RECORD EXTRACTS —
--------
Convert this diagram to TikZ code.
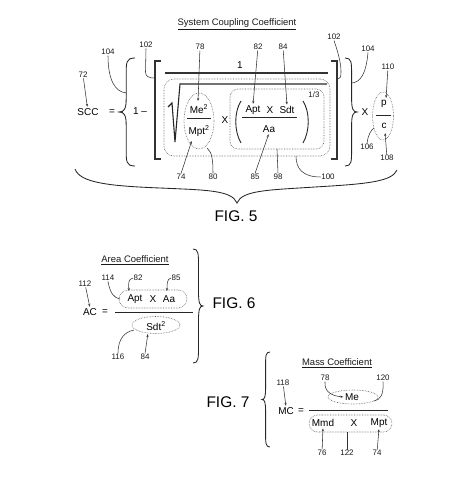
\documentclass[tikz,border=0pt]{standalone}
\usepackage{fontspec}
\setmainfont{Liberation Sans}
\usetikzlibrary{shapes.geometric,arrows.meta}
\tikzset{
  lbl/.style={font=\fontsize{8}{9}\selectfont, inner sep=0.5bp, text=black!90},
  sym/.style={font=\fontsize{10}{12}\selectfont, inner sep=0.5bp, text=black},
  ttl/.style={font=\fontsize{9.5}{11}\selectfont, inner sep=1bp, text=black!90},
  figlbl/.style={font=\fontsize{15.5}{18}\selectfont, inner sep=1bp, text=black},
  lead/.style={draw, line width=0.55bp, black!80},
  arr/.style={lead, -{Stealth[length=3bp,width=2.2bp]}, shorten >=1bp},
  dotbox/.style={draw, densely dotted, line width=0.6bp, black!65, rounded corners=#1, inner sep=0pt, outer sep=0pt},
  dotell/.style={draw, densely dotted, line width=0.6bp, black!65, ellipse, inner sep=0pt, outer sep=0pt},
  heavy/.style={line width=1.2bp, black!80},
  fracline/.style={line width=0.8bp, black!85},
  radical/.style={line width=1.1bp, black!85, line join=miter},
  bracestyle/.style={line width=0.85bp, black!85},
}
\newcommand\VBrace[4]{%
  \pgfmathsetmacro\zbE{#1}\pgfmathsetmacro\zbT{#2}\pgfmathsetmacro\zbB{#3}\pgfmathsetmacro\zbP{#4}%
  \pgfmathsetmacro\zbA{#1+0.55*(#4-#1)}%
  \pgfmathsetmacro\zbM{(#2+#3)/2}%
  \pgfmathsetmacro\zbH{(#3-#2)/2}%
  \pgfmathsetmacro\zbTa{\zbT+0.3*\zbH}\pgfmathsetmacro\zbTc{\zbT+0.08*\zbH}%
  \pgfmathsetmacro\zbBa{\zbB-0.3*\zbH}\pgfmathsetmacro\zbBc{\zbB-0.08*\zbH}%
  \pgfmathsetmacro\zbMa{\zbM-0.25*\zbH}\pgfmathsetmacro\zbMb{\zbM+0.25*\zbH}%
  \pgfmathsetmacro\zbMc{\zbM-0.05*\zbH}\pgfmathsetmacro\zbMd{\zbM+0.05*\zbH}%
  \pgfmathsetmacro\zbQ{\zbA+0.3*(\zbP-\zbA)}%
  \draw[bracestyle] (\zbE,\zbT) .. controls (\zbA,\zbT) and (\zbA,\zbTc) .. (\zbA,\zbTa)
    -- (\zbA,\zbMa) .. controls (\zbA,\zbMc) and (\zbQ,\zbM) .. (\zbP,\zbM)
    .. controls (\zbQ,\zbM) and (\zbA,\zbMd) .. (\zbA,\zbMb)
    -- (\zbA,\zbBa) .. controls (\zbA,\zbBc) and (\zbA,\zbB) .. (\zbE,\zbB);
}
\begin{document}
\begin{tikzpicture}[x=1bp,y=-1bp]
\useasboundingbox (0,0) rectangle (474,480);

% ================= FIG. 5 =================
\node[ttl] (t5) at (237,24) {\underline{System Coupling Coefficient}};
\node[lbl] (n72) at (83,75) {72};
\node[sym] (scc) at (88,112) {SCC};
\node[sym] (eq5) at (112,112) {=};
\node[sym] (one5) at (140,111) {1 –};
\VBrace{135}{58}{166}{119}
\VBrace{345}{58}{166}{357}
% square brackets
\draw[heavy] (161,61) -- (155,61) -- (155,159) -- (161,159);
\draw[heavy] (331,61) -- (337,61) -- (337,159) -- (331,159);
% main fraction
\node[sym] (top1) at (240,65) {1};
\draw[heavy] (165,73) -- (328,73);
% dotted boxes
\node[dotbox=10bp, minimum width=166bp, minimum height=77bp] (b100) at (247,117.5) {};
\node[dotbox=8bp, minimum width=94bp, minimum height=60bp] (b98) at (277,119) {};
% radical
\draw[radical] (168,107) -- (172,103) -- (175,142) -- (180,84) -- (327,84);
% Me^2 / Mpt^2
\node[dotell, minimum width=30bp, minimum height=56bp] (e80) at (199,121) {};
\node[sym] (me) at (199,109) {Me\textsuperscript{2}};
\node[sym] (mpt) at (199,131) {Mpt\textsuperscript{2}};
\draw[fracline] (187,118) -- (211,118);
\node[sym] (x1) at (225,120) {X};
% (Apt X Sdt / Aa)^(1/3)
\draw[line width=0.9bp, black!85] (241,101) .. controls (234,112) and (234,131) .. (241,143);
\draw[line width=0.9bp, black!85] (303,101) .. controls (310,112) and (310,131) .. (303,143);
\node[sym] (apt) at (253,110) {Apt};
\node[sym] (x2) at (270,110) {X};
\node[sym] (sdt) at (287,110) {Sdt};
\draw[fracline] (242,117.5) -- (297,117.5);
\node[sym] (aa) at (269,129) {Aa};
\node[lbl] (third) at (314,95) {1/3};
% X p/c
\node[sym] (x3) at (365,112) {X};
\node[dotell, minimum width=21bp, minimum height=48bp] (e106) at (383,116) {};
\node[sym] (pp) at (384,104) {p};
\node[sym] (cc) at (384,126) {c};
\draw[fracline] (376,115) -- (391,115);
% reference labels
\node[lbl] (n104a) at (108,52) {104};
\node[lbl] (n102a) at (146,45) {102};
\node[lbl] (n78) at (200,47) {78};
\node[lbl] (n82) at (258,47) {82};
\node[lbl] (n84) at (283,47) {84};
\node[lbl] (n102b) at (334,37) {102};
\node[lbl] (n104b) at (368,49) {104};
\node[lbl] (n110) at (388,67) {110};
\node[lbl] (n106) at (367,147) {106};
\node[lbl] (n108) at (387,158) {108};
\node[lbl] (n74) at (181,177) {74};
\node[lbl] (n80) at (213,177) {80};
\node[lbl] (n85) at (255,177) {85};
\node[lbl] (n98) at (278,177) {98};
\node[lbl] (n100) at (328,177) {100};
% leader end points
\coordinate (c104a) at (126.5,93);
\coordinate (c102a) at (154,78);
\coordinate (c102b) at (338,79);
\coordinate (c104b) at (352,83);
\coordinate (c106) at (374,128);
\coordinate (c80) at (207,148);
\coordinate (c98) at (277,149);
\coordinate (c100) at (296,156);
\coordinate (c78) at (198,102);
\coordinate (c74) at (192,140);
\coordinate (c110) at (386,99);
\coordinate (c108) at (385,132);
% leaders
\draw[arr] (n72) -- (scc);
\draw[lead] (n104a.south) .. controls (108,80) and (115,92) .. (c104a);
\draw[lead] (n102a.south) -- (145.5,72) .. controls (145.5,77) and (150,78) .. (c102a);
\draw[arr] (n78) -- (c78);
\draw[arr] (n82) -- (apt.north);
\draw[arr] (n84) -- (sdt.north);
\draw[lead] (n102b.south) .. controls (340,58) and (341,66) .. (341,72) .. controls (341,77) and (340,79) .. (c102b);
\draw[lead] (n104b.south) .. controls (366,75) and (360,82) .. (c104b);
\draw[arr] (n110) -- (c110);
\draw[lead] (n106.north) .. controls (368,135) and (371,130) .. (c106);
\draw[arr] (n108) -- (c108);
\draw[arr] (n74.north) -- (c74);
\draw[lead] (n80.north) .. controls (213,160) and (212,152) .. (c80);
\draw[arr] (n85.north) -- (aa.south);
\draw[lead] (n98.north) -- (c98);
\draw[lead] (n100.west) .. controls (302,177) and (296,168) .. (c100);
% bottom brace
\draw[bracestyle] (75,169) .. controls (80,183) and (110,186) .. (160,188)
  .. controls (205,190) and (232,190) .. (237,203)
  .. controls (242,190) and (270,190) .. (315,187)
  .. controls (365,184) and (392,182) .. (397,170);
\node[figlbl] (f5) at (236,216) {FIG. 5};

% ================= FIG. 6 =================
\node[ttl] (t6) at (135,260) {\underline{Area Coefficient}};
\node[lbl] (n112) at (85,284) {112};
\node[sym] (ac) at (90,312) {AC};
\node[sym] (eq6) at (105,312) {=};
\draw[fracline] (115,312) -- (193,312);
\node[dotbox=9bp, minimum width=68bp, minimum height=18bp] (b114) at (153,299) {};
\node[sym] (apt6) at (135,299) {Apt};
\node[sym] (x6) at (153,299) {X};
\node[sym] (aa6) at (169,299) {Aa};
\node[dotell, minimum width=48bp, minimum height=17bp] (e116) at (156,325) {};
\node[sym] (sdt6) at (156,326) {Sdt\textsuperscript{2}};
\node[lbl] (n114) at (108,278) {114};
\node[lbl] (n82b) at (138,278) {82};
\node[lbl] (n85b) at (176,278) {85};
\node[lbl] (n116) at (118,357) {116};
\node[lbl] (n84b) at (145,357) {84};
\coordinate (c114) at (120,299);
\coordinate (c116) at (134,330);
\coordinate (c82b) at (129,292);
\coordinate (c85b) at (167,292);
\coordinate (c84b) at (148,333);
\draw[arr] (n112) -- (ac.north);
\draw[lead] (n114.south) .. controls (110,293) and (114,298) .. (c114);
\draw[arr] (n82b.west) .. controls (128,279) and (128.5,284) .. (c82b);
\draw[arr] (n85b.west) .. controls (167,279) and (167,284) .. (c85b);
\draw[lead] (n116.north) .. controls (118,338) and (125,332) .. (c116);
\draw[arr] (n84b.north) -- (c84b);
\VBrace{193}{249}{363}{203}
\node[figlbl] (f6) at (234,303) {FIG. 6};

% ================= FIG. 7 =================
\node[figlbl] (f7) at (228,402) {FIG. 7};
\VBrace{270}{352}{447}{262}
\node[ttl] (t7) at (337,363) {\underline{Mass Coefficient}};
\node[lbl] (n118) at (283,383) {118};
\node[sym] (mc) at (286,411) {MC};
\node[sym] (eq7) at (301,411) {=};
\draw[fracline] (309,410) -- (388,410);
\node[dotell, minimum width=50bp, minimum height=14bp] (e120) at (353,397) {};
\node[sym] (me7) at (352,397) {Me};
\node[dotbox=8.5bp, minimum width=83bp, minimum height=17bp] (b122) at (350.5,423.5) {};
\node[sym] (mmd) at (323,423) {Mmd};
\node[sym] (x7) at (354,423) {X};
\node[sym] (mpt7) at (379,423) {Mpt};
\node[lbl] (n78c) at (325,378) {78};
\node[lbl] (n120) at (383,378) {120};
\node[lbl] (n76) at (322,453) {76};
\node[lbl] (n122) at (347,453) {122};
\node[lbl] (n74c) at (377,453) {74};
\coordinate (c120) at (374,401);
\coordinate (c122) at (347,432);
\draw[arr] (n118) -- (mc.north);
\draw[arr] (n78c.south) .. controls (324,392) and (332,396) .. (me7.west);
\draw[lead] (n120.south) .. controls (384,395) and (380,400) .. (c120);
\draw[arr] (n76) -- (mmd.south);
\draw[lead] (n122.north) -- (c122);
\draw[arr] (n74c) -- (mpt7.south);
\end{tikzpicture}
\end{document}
--------
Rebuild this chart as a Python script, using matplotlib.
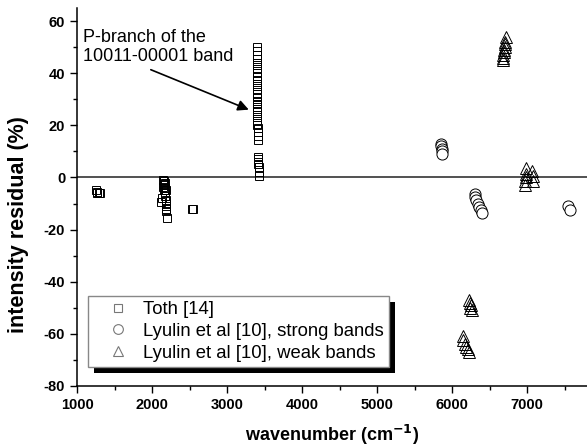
--------
REQUIRED TASK — Look over the records above and copy each line that includes the string "this".

WRITTEN ANSWER —
Convert this diagram to TikZ code.
Rebuild this chart as a Python script, using matplotlib.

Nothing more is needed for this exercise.